▸ **Dataset extract**:
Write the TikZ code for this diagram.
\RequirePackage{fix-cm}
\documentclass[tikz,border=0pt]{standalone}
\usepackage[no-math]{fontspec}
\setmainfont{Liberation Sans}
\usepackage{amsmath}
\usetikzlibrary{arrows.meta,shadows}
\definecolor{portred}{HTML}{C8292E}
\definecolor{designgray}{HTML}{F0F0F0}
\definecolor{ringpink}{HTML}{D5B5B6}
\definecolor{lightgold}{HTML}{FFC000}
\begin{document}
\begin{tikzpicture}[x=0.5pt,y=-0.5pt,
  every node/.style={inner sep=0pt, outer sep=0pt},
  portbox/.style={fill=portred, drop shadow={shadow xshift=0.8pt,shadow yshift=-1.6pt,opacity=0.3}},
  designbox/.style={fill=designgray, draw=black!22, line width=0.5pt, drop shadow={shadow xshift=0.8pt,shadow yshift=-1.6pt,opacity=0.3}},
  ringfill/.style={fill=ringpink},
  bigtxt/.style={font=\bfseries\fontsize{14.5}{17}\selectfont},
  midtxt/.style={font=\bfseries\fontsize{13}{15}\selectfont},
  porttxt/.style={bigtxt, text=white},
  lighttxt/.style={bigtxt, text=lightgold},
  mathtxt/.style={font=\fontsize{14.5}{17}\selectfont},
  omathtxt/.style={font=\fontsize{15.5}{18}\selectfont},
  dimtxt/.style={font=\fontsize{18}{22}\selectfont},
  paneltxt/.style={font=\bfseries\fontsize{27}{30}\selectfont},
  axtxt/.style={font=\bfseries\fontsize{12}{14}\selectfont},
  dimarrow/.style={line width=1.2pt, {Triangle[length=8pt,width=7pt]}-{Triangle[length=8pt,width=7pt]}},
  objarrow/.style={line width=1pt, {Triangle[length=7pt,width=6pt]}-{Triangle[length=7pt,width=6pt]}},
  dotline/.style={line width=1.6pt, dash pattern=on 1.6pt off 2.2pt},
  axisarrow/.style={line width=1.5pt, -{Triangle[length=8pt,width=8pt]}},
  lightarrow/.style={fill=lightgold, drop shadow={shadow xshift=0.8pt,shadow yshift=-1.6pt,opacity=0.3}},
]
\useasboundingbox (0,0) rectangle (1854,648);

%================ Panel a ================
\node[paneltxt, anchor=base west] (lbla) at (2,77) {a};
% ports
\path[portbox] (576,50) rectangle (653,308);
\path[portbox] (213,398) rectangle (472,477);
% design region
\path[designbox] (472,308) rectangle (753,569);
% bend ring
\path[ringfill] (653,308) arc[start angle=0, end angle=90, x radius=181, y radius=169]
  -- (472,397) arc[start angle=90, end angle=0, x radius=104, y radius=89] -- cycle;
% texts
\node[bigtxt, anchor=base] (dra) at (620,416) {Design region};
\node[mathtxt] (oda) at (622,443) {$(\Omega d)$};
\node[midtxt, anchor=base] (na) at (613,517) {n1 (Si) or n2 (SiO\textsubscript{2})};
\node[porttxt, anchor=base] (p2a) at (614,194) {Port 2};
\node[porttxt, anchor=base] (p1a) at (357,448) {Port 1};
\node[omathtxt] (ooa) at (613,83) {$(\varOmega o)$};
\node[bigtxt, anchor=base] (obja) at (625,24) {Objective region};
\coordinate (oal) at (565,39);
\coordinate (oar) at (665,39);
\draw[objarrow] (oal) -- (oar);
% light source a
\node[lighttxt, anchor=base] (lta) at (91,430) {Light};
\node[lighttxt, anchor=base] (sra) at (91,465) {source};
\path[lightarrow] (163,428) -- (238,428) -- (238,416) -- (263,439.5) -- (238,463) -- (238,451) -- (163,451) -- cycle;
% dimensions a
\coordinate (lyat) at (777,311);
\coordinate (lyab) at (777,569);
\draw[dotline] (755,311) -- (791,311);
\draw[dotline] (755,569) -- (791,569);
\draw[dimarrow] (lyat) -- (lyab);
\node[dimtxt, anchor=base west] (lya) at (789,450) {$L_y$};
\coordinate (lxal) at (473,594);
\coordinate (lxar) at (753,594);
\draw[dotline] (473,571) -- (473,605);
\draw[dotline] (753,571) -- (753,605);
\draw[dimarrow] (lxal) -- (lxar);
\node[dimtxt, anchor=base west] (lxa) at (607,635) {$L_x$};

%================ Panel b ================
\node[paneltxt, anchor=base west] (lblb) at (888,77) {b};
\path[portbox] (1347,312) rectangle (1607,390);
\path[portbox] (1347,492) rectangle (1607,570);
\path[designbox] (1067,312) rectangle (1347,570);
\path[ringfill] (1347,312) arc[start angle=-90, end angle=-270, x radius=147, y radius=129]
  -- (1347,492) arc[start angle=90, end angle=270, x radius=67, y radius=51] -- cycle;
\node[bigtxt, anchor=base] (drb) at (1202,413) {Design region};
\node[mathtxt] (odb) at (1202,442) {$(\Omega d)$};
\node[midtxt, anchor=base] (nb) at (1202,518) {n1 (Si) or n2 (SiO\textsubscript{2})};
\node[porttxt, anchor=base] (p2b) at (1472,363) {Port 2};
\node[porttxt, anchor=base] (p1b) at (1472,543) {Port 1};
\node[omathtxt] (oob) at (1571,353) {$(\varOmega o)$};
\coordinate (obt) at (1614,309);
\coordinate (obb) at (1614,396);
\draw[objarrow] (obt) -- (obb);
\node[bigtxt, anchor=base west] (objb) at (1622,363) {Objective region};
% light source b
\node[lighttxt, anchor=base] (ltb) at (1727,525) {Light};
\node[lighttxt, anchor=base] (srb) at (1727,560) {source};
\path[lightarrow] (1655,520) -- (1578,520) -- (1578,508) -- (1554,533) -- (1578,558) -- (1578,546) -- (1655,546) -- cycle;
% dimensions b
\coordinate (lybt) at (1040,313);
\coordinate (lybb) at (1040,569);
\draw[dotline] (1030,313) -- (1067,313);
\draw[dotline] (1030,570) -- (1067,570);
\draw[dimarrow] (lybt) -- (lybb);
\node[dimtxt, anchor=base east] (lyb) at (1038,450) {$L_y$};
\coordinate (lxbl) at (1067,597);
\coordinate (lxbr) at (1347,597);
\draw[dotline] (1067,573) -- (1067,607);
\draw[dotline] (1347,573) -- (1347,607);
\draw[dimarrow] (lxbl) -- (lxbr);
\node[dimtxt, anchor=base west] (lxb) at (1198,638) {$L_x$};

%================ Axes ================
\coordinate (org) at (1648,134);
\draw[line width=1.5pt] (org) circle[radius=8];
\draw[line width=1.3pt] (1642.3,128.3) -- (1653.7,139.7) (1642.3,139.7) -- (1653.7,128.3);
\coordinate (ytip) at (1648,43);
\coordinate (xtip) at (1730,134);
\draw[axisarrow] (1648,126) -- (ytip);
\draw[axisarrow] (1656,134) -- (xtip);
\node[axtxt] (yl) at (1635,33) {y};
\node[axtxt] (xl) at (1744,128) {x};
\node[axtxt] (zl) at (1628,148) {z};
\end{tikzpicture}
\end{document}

▸ **Given instruction**:
Please reproduce the entire listing, exactly as shown.

▸ **Reply**:
Write the TikZ code for this diagram.
\RequirePackage{fix-cm}
\documentclass[tikz,border=0pt]{standalone}
\usepackage[no-math]{fontspec}
\setmainfont{Liberation Sans}
\usepackage{amsmath}
\usetikzlibrary{arrows.meta,shadows}
\definecolor{portred}{HTML}{C8292E}
\definecolor{designgray}{HTML}{F0F0F0}
\definecolor{ringpink}{HTML}{D5B5B6}
\definecolor{lightgold}{HTML}{FFC000}
\begin{document}
\begin{tikzpicture}[x=0.5pt,y=-0.5pt,
  every node/.style={inner sep=0pt, outer sep=0pt},
  portbox/.style={fill=portred, drop shadow={shadow xshift=0.8pt,shadow yshift=-1.6pt,opacity=0.3}},
  designbox/.style={fill=designgray, draw=black!22, line width=0.5pt, drop shadow={shadow xshift=0.8pt,shadow yshift=-1.6pt,opacity=0.3}},
  ringfill/.style={fill=ringpink},
  bigtxt/.style={font=\bfseries\fontsize{14.5}{17}\selectfont},
  midtxt/.style={font=\bfseries\fontsize{13}{15}\selectfont},
  porttxt/.style={bigtxt, text=white},
  lighttxt/.style={bigtxt, text=lightgold},
  mathtxt/.style={font=\fontsize{14.5}{17}\selectfont},
  omathtxt/.style={font=\fontsize{15.5}{18}\selectfont},
  dimtxt/.style={font=\fontsize{18}{22}\selectfont},
  paneltxt/.style={font=\bfseries\fontsize{27}{30}\selectfont},
  axtxt/.style={font=\bfseries\fontsize{12}{14}\selectfont},
  dimarrow/.style={line width=1.2pt, {Triangle[length=8pt,width=7pt]}-{Triangle[length=8pt,width=7pt]}},
  objarrow/.style={line width=1pt, {Triangle[length=7pt,width=6pt]}-{Triangle[length=7pt,width=6pt]}},
  dotline/.style={line width=1.6pt, dash pattern=on 1.6pt off 2.2pt},
  axisarrow/.style={line width=1.5pt, -{Triangle[length=8pt,width=8pt]}},
  lightarrow/.style={fill=lightgold, drop shadow={shadow xshift=0.8pt,shadow yshift=-1.6pt,opacity=0.3}},
]
\useasboundingbox (0,0) rectangle (1854,648);

%================ Panel a ================
\node[paneltxt, anchor=base west] (lbla) at (2,77) {a};
% ports
\path[portbox] (576,50) rectangle (653,308);
\path[portbox] (213,398) rectangle (472,477);
% design region
\path[designbox] (472,308) rectangle (753,569);
% bend ring
\path[ringfill] (653,308) arc[start angle=0, end angle=90, x radius=181, y radius=169]
  -- (472,397) arc[start angle=90, end angle=0, x radius=104, y radius=89] -- cycle;
% texts
\node[bigtxt, anchor=base] (dra) at (620,416) {Design region};
\node[mathtxt] (oda) at (622,443) {$(\Omega d)$};
\node[midtxt, anchor=base] (na) at (613,517) {n1 (Si) or n2 (SiO\textsubscript{2})};
\node[porttxt, anchor=base] (p2a) at (614,194) {Port 2};
\node[porttxt, anchor=base] (p1a) at (357,448) {Port 1};
\node[omathtxt] (ooa) at (613,83) {$(\varOmega o)$};
\node[bigtxt, anchor=base] (obja) at (625,24) {Objective region};
\coordinate (oal) at (565,39);
\coordinate (oar) at (665,39);
\draw[objarrow] (oal) -- (oar);
% light source a
\node[lighttxt, anchor=base] (lta) at (91,430) {Light};
\node[lighttxt, anchor=base] (sra) at (91,465) {source};
\path[lightarrow] (163,428) -- (238,428) -- (238,416) -- (263,439.5) -- (238,463) -- (238,451) -- (163,451) -- cycle;
% dimensions a
\coordinate (lyat) at (777,311);
\coordinate (lyab) at (777,569);
\draw[dotline] (755,311) -- (791,311);
\draw[dotline] (755,569) -- (791,569);
\draw[dimarrow] (lyat) -- (lyab);
\node[dimtxt, anchor=base west] (lya) at (789,450) {$L_y$};
\coordinate (lxal) at (473,594);
\coordinate (lxar) at (753,594);
\draw[dotline] (473,571) -- (473,605);
\draw[dotline] (753,571) -- (753,605);
\draw[dimarrow] (lxal) -- (lxar);
\node[dimtxt, anchor=base west] (lxa) at (607,635) {$L_x$};

%================ Panel b ================
\node[paneltxt, anchor=base west] (lblb) at (888,77) {b};
\path[portbox] (1347,312) rectangle (1607,390);
\path[portbox] (1347,492) rectangle (1607,570);
\path[designbox] (1067,312) rectangle (1347,570);
\path[ringfill] (1347,312) arc[start angle=-90, end angle=-270, x radius=147, y radius=129]
  -- (1347,492) arc[start angle=90, end angle=270, x radius=67, y radius=51] -- cycle;
\node[bigtxt, anchor=base] (drb) at (1202,413) {Design region};
\node[mathtxt] (odb) at (1202,442) {$(\Omega d)$};
\node[midtxt, anchor=base] (nb) at (1202,518) {n1 (Si) or n2 (SiO\textsubscript{2})};
\node[porttxt, anchor=base] (p2b) at (1472,363) {Port 2};
\node[porttxt, anchor=base] (p1b) at (1472,543) {Port 1};
\node[omathtxt] (oob) at (1571,353) {$(\varOmega o)$};
\coordinate (obt) at (1614,309);
\coordinate (obb) at (1614,396);
\draw[objarrow] (obt) -- (obb);
\node[bigtxt, anchor=base west] (objb) at (1622,363) {Objective region};
% light source b
\node[lighttxt, anchor=base] (ltb) at (1727,525) {Light};
\node[lighttxt, anchor=base] (srb) at (1727,560) {source};
\path[lightarrow] (1655,520) -- (1578,520) -- (1578,508) -- (1554,533) -- (1578,558) -- (1578,546) -- (1655,546) -- cycle;
% dimensions b
\coordinate (lybt) at (1040,313);
\coordinate (lybb) at (1040,569);
\draw[dotline] (1030,313) -- (1067,313);
\draw[dotline] (1030,570) -- (1067,570);
\draw[dimarrow] (lybt) -- (lybb);
\node[dimtxt, anchor=base east] (lyb) at (1038,450) {$L_y$};
\coordinate (lxbl) at (1067,597);
\coordinate (lxbr) at (1347,597);
\draw[dotline] (1067,573) -- (1067,607);
\draw[dotline] (1347,573) -- (1347,607);
\draw[dimarrow] (lxbl) -- (lxbr);
\node[dimtxt, anchor=base west] (lxb) at (1198,638) {$L_x$};

%================ Axes ================
\coordinate (org) at (1648,134);
\draw[line width=1.5pt] (org) circle[radius=8];
\draw[line width=1.3pt] (1642.3,128.3) -- (1653.7,139.7) (1642.3,139.7) -- (1653.7,128.3);
\coordinate (ytip) at (1648,43);
\coordinate (xtip) at (1730,134);
\draw[axisarrow] (1648,126) -- (ytip);
\draw[axisarrow] (1656,134) -- (xtip);
\node[axtxt] (yl) at (1635,33) {y};
\node[axtxt] (xl) at (1744,128) {x};
\node[axtxt] (zl) at (1628,148) {z};
\end{tikzpicture}
\end{document}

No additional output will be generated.